The fear of destroying what one loves permeates Second Empire. Nowhere is this fear more evident than in the final section of “Night Ferry,” the most ambitious—and, for me, the most moving—poem in the collection. “Section IV. Serenity” opens with the speaker passively observing how “The city cleaved things: together / and apart.” But by the end of the section, it is the speaker who has become culpable for the separation of things. The rudder of the speaker’s boat

cut its dark path through the water,

pushing wake to either side, as if sorting testimonies of love
from jealousy: from above,

it must have looked like the black canal was rent
apart, halved, no matter where I went.

In these lines, which close Second Empire’s third section, Hofmann’s speaker finally experiences the moment of epiphany toward which each of the preceding poems has been building: he is confronted by an understanding of his capacity to harm, to sever what seemed indivisible.
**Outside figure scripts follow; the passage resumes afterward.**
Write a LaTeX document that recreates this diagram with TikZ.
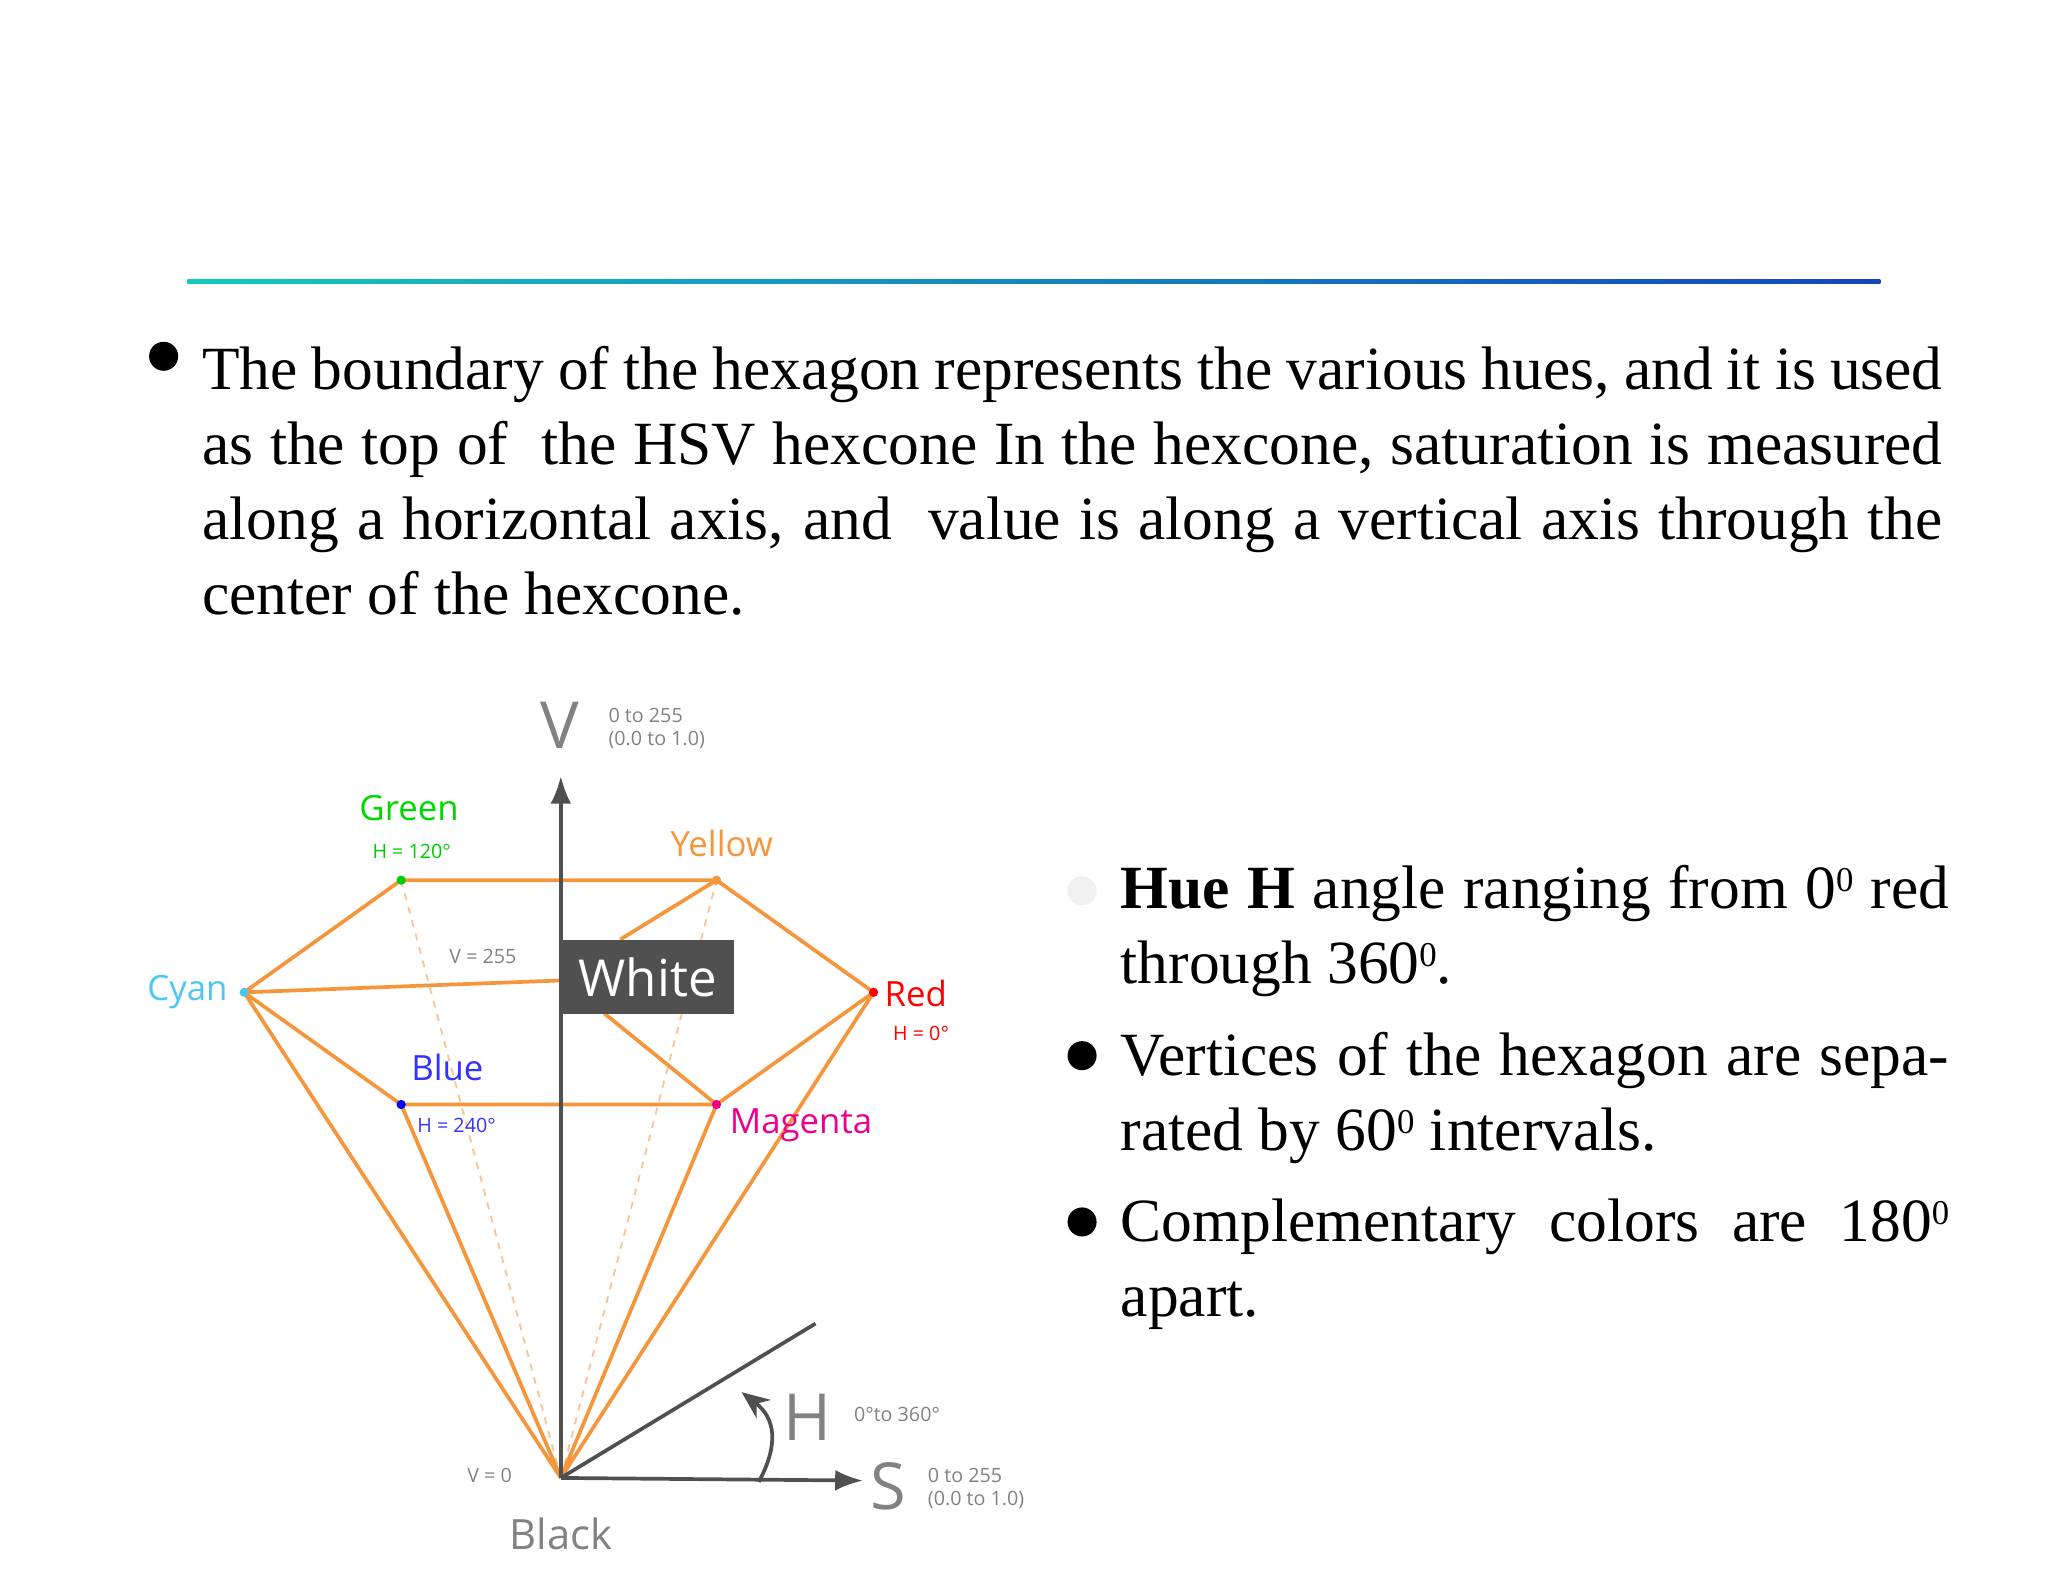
\documentclass[tikz,border=0pt]{standalone}
\usepackage{fontspec}
\setmainfont{Liberation Serif}
\newfontfamily\lab{Open Sans}
\usetikzlibrary{arrows.meta}
\definecolor{org}{RGB}{245,150,60}
\definecolor{axg}{RGB}{80,80,80}
\definecolor{lg}{RGB}{130,130,130}
\definecolor{tealc}{RGB}{20,200,190}
\definecolor{bluec}{RGB}{20,70,190}
\newcommand{\degsup}[1]{\raisebox{0.6ex}{\fontsize{15}{15}\selectfont #1}}
\begin{document}
\begin{tikzpicture}[x=0.02cm,y=-0.02cm,
  edge/.style={org,line width=1.6pt},
  faint/.style={org!55,line width=0.8pt,dashed},
  axis/.style={axg,line width=1.6pt},
  body/.style={font=\fontsize{26.5}{32.4}\selectfont,align=justify,inner sep=0,anchor=north west},
  lbl/.style={font=\lab\fontsize{15}{15}\selectfont},
  sm/.style={font=\lab\fontsize{8.5}{10}\selectfont,lg},
  big/.style={font=\lab\fontsize{28}{28}\selectfont,lg}]
\useasboundingbox (0,0) rectangle (1552,1199);
\shade[left color=tealc,right color=bluec] (142,211.5) rectangle (1425,215);
% top text
\fill (124,270) circle (11);
\node[body,text width=26.38cm] (para) at (153,262) {The boundary of the hexagon represents the various hues, and it is used as the top of \ the HSV hexcone In the hexcone, saturation is measured along a horizontal axis, and \ value is along a vertical axis through the center of the hexcone.\par};
% right list
\fill[black!6] (820,675) circle (11);
\fill (820,800) circle (11);
\fill (820,926) circle (11);
\node[body,text width=12.56cm] (l1) at (849,655) {\textbf{Hue H} angle ranging from 0\degsup{0} red through 360\degsup{0}.\par};
\node[body,text width=12.56cm] (l2) at (849,782) {Vertices of the hexagon are separated by 60\degsup{0} intervals.\par};
\node[body,text width=12.56cm] (l3) at (849,908) {Complementary colors are 180\degsup{0} apart.\par};
% diagram
\coordinate (K) at (425,1120);
\coordinate (G) at (304,667);
\coordinate (Y) at (543,667);
\coordinate (R) at (662,752);
\coordinate (M) at (543,837);
\coordinate (B) at (304,837);
\coordinate (C) at (185,752);
\coordinate (Vt) at (425,588);
\coordinate (St) at (654,1122);
\coordinate (Ht) at (618,1003);
\coordinate (Ctr) at (425,743);
\draw[faint] (K)--(G) (K)--(Y);
\draw[edge] (G)--(Y)--(R)--(M)--(B)--(C)--cycle;
\draw[edge] (K)--(C) (K)--(B) (K)--(M) (K)--(R);
\draw[edge] (C)--(Ctr) (Y)--(470,712) (M)--(458,768);
\draw[axis,-{Latex[length=12pt,width=9pt]}] (K)--(Vt);
\draw[axis,-{Latex[length=12pt,width=9pt]}] (K)--(St);
\draw[axis] (K)--(Ht);
\draw[axis,-{Stealth[length=12pt,width=10pt]}] (575,1123) .. controls (590,1095) and (588,1075) .. (562,1055);
\node[fill=axg,text=white,font=\lab\fontsize{22}{22}\selectfont,minimum width=2.62cm,minimum height=1.12cm,anchor=north west,inner sep=0] (W) at (425,712) {White};
\fill[green!80!black] (G) circle (3.5);
\fill[org] (Y) circle (3.5);
\fill[red] (R) circle (3.5);
\fill[magenta] (M) circle (3.5);
\fill[blue] (B) circle (3.5);
\fill[cyan!70] (C) circle (3.5);
\node[lbl,green!85!black] (gl) at (310,612) {Green};
\node[sm,green!80!black] (gh) at (312,645) {H = 120\textdegree};
\node[lbl,org] (yl) at (547,639) {Yellow};
\node[sm] (v255) at (366,725) {V = 255};
\node[lbl,cyan!70] (cl) at (142,752) {Cyan};
\node[lbl,red] (rl) at (694,753) {Red};
\node[sm,red] (rh) at (698,783) {H = 0\textdegree};
\node[lbl,blue!80] (bl) at (339,809) {Blue};
\node[sm,blue!80] (bh) at (346,853) {H = 240\textdegree};
\node[lbl,magenta] (ml) at (607,853) {Magenta};
\node[big] (V) at (424,550) {V};
\node[sm,align=left,anchor=west] (vr) at (455,552) {0 to 255\\(0.0 to 1.0)};
\node[big] (S) at (673,1126) {S};
\node[sm,align=left,anchor=west] (sr) at (697,1128) {0 to 255\\(0.0 to 1.0)};
\node[big] (H) at (612,1074) {H};
\node[sm,anchor=west] (hr) at (641,1072) {0\textdegree to 360\textdegree};
\node[sm] (v0) at (371,1118) {V = 0};
\node[font=\lab\fontsize{18}{18}\selectfont,lg] (bk) at (425,1162) {Black};
\end{tikzpicture}
\end{document}
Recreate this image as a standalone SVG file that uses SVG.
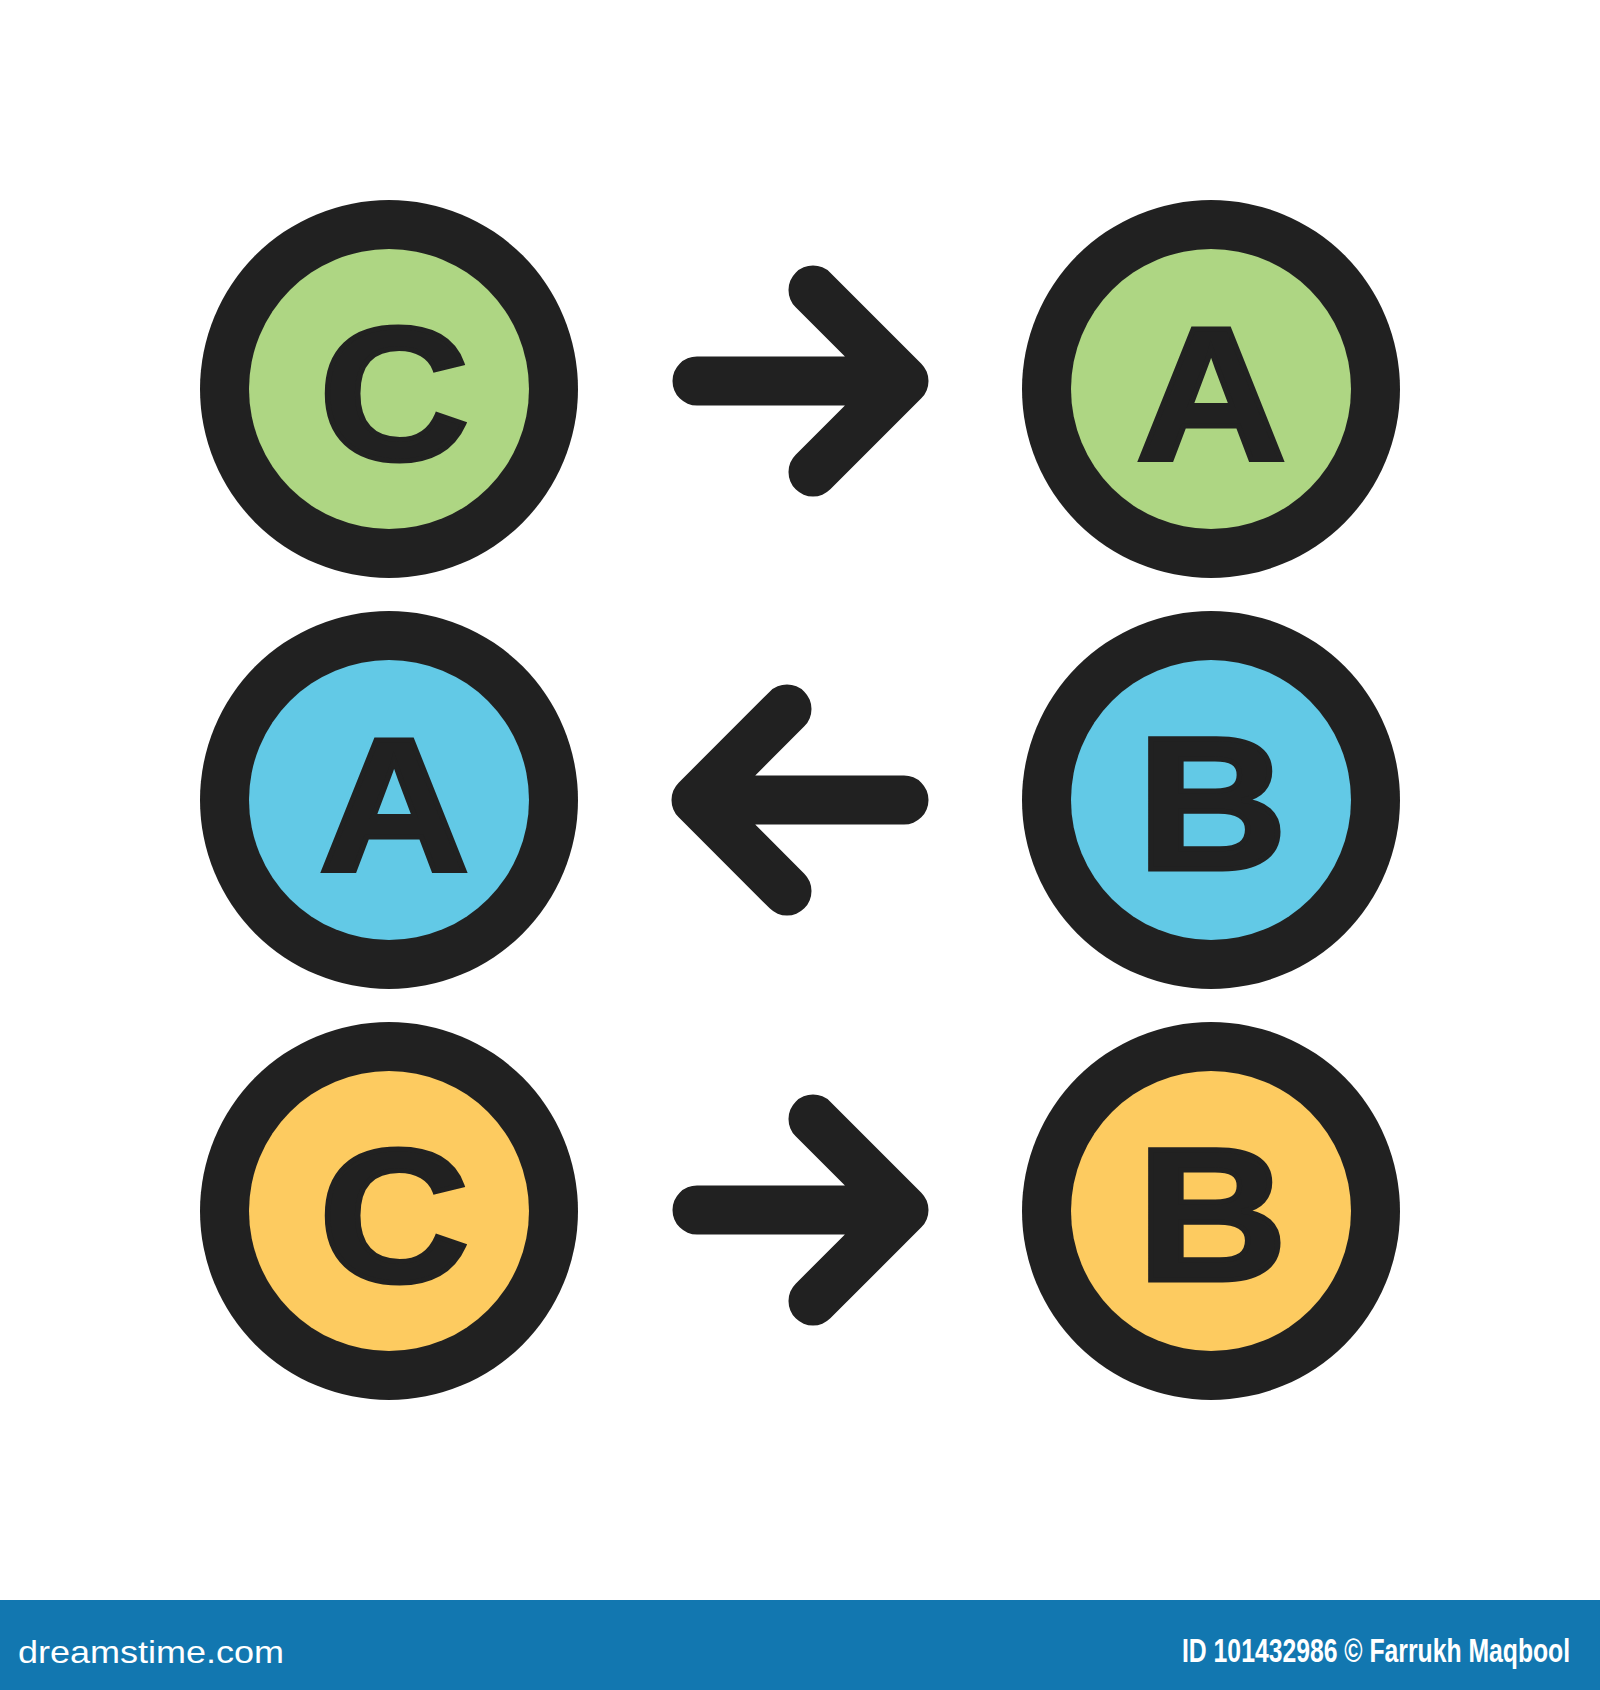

The book’s fourth section explores the speaker’s reactions to this understanding, and it is not until the final poems of the collection that we observe how

When the sun broke up the thunderheads,
and dissonance was consigned
to its proper place, the world was at once foreign
and known to me. That was shame
leaving the body.
(“After”)

In this way, Second Empire ends not in dissolution, but in reconciliation. The final poem, “Imperial City,” suggests that Hofmann’s speaker has begun to find a way forward by looking, once again, into the past. The poem, which takes the form of a nearly unpunctuated memory, closes with the boy speaker listening to a tour guide discuss

the child like me whose father the Peaceful
having already produced an heir by his first marriage
could marry   for love.

Here Hofmann turns away from loss toward love, a decision that ends the collection on a note of hopeful uncertainty—a clarity in which exists the possibility of reunited lovers and a unified self. This is as loud a moment as any in the book, a moment of triumph; for this reason, it is a finale worthy of all that precedes it. With these remarkable poems, Hofmann truly transcends the “debut” label.